Direction >> Reproduce the listing below character for character; drop every image.

Provided data >>
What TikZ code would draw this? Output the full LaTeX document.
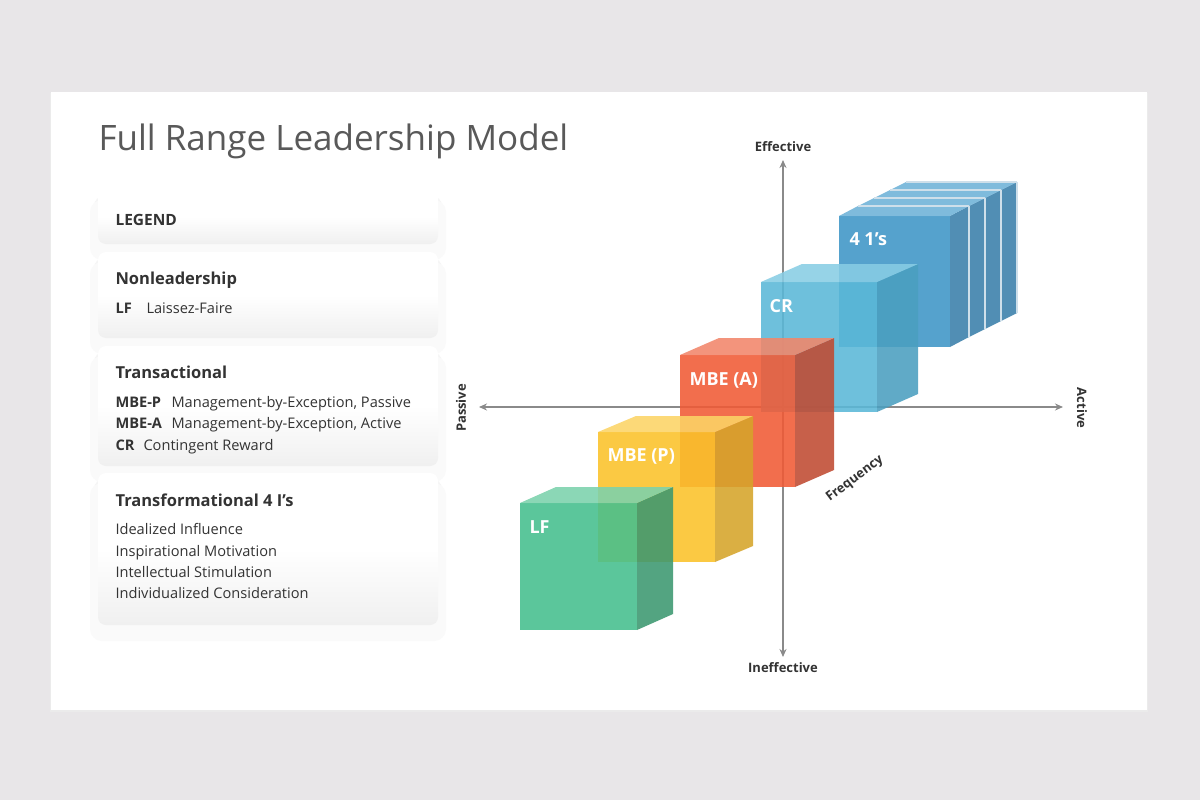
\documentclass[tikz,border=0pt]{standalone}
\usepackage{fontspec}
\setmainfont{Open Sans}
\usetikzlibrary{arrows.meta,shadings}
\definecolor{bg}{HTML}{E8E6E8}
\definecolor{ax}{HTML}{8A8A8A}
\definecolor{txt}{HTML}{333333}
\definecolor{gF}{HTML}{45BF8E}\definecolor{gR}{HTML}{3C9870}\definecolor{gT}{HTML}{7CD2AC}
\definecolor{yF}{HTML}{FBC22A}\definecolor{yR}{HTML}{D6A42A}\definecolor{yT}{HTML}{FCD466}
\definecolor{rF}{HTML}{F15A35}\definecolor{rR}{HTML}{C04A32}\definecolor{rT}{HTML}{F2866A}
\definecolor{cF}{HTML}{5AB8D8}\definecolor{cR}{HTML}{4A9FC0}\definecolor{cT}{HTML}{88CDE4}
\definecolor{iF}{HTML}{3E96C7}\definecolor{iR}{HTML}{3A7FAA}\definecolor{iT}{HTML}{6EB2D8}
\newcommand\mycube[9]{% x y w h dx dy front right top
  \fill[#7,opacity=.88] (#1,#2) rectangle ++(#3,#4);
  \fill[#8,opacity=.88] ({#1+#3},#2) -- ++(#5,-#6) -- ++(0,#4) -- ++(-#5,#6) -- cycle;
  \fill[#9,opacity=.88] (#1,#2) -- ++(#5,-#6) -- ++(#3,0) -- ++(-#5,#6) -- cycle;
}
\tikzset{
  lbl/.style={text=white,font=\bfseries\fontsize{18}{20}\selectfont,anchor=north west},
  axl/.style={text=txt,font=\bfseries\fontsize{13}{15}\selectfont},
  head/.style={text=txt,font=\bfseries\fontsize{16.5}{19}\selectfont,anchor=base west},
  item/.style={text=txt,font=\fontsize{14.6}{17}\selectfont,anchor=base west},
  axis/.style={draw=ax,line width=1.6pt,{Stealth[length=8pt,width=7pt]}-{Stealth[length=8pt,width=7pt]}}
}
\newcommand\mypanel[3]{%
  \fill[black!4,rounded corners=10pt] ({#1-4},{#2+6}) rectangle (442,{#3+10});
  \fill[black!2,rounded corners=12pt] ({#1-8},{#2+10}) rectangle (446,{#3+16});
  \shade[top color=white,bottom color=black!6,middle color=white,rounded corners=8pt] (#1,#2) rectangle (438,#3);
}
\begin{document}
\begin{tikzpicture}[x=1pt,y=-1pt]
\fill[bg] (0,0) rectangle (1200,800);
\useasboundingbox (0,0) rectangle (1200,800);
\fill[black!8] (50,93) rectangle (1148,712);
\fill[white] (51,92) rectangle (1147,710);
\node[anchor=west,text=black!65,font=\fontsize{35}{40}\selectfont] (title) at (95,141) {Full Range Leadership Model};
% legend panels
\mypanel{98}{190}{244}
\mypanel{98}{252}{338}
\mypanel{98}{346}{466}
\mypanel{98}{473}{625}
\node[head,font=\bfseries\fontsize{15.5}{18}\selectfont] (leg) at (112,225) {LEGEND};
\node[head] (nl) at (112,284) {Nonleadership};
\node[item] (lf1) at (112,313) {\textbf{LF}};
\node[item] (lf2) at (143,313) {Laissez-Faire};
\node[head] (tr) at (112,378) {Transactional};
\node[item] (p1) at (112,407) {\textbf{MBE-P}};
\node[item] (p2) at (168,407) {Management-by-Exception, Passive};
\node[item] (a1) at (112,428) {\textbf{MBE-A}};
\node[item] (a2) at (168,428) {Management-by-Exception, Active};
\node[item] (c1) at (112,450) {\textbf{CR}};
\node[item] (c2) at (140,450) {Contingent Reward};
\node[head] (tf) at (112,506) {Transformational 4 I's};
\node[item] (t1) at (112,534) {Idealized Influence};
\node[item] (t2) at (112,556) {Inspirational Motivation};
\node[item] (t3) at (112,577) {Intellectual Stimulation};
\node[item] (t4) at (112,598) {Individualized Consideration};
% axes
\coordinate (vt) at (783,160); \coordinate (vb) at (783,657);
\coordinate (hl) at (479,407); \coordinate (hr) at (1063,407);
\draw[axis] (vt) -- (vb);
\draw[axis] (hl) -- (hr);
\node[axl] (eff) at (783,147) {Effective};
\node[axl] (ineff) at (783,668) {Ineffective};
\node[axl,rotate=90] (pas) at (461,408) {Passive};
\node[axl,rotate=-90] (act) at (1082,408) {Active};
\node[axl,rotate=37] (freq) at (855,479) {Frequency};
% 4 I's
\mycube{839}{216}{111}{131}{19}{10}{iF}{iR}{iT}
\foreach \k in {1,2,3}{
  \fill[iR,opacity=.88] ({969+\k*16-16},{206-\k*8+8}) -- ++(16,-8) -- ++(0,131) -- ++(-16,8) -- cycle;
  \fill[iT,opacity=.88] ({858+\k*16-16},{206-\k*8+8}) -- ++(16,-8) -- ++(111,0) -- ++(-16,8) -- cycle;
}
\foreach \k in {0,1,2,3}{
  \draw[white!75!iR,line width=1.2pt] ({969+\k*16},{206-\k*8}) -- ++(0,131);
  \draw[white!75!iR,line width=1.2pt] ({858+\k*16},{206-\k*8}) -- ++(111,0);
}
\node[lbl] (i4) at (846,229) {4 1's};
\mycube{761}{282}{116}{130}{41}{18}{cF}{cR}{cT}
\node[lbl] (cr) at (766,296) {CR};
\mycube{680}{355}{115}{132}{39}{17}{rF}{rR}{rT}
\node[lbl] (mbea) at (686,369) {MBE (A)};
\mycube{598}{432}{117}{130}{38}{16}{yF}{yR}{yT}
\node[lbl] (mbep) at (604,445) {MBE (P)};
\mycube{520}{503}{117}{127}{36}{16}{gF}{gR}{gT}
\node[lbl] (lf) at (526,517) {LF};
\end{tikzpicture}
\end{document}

Result below >>
What TikZ code would draw this? Output the full LaTeX document.
\documentclass[tikz,border=0pt]{standalone}
\usepackage{fontspec}
\setmainfont{Open Sans}
\usetikzlibrary{arrows.meta,shadings}
\definecolor{bg}{HTML}{E8E6E8}
\definecolor{ax}{HTML}{8A8A8A}
\definecolor{txt}{HTML}{333333}
\definecolor{gF}{HTML}{45BF8E}\definecolor{gR}{HTML}{3C9870}\definecolor{gT}{HTML}{7CD2AC}
\definecolor{yF}{HTML}{FBC22A}\definecolor{yR}{HTML}{D6A42A}\definecolor{yT}{HTML}{FCD466}
\definecolor{rF}{HTML}{F15A35}\definecolor{rR}{HTML}{C04A32}\definecolor{rT}{HTML}{F2866A}
\definecolor{cF}{HTML}{5AB8D8}\definecolor{cR}{HTML}{4A9FC0}\definecolor{cT}{HTML}{88CDE4}
\definecolor{iF}{HTML}{3E96C7}\definecolor{iR}{HTML}{3A7FAA}\definecolor{iT}{HTML}{6EB2D8}
\newcommand\mycube[9]{% x y w h dx dy front right top
  \fill[#7,opacity=.88] (#1,#2) rectangle ++(#3,#4);
  \fill[#8,opacity=.88] ({#1+#3},#2) -- ++(#5,-#6) -- ++(0,#4) -- ++(-#5,#6) -- cycle;
  \fill[#9,opacity=.88] (#1,#2) -- ++(#5,-#6) -- ++(#3,0) -- ++(-#5,#6) -- cycle;
}
\tikzset{
  lbl/.style={text=white,font=\bfseries\fontsize{18}{20}\selectfont,anchor=north west},
  axl/.style={text=txt,font=\bfseries\fontsize{13}{15}\selectfont},
  head/.style={text=txt,font=\bfseries\fontsize{16.5}{19}\selectfont,anchor=base west},
  item/.style={text=txt,font=\fontsize{14.6}{17}\selectfont,anchor=base west},
  axis/.style={draw=ax,line width=1.6pt,{Stealth[length=8pt,width=7pt]}-{Stealth[length=8pt,width=7pt]}}
}
\newcommand\mypanel[3]{%
  \fill[black!4,rounded corners=10pt] ({#1-4},{#2+6}) rectangle (442,{#3+10});
  \fill[black!2,rounded corners=12pt] ({#1-8},{#2+10}) rectangle (446,{#3+16});
  \shade[top color=white,bottom color=black!6,middle color=white,rounded corners=8pt] (#1,#2) rectangle (438,#3);
}
\begin{document}
\begin{tikzpicture}[x=1pt,y=-1pt]
\fill[bg] (0,0) rectangle (1200,800);
\useasboundingbox (0,0) rectangle (1200,800);
\fill[black!8] (50,93) rectangle (1148,712);
\fill[white] (51,92) rectangle (1147,710);
\node[anchor=west,text=black!65,font=\fontsize{35}{40}\selectfont] (title) at (95,141) {Full Range Leadership Model};
% legend panels
\mypanel{98}{190}{244}
\mypanel{98}{252}{338}
\mypanel{98}{346}{466}
\mypanel{98}{473}{625}
\node[head,font=\bfseries\fontsize{15.5}{18}\selectfont] (leg) at (112,225) {LEGEND};
\node[head] (nl) at (112,284) {Nonleadership};
\node[item] (lf1) at (112,313) {\textbf{LF}};
\node[item] (lf2) at (143,313) {Laissez-Faire};
\node[head] (tr) at (112,378) {Transactional};
\node[item] (p1) at (112,407) {\textbf{MBE-P}};
\node[item] (p2) at (168,407) {Management-by-Exception, Passive};
\node[item] (a1) at (112,428) {\textbf{MBE-A}};
\node[item] (a2) at (168,428) {Management-by-Exception, Active};
\node[item] (c1) at (112,450) {\textbf{CR}};
\node[item] (c2) at (140,450) {Contingent Reward};
\node[head] (tf) at (112,506) {Transformational 4 I's};
\node[item] (t1) at (112,534) {Idealized Influence};
\node[item] (t2) at (112,556) {Inspirational Motivation};
\node[item] (t3) at (112,577) {Intellectual Stimulation};
\node[item] (t4) at (112,598) {Individualized Consideration};
% axes
\coordinate (vt) at (783,160); \coordinate (vb) at (783,657);
\coordinate (hl) at (479,407); \coordinate (hr) at (1063,407);
\draw[axis] (vt) -- (vb);
\draw[axis] (hl) -- (hr);
\node[axl] (eff) at (783,147) {Effective};
\node[axl] (ineff) at (783,668) {Ineffective};
\node[axl,rotate=90] (pas) at (461,408) {Passive};
\node[axl,rotate=-90] (act) at (1082,408) {Active};
\node[axl,rotate=37] (freq) at (855,479) {Frequency};
% 4 I's
\mycube{839}{216}{111}{131}{19}{10}{iF}{iR}{iT}
\foreach \k in {1,2,3}{
  \fill[iR,opacity=.88] ({969+\k*16-16},{206-\k*8+8}) -- ++(16,-8) -- ++(0,131) -- ++(-16,8) -- cycle;
  \fill[iT,opacity=.88] ({858+\k*16-16},{206-\k*8+8}) -- ++(16,-8) -- ++(111,0) -- ++(-16,8) -- cycle;
}
\foreach \k in {0,1,2,3}{
  \draw[white!75!iR,line width=1.2pt] ({969+\k*16},{206-\k*8}) -- ++(0,131);
  \draw[white!75!iR,line width=1.2pt] ({858+\k*16},{206-\k*8}) -- ++(111,0);
}
\node[lbl] (i4) at (846,229) {4 1's};
\mycube{761}{282}{116}{130}{41}{18}{cF}{cR}{cT}
\node[lbl] (cr) at (766,296) {CR};
\mycube{680}{355}{115}{132}{39}{17}{rF}{rR}{rT}
\node[lbl] (mbea) at (686,369) {MBE (A)};
\mycube{598}{432}{117}{130}{38}{16}{yF}{yR}{yT}
\node[lbl] (mbep) at (604,445) {MBE (P)};
\mycube{520}{503}{117}{127}{36}{16}{gF}{gR}{gT}
\node[lbl] (lf) at (526,517) {LF};
\end{tikzpicture}
\end{document}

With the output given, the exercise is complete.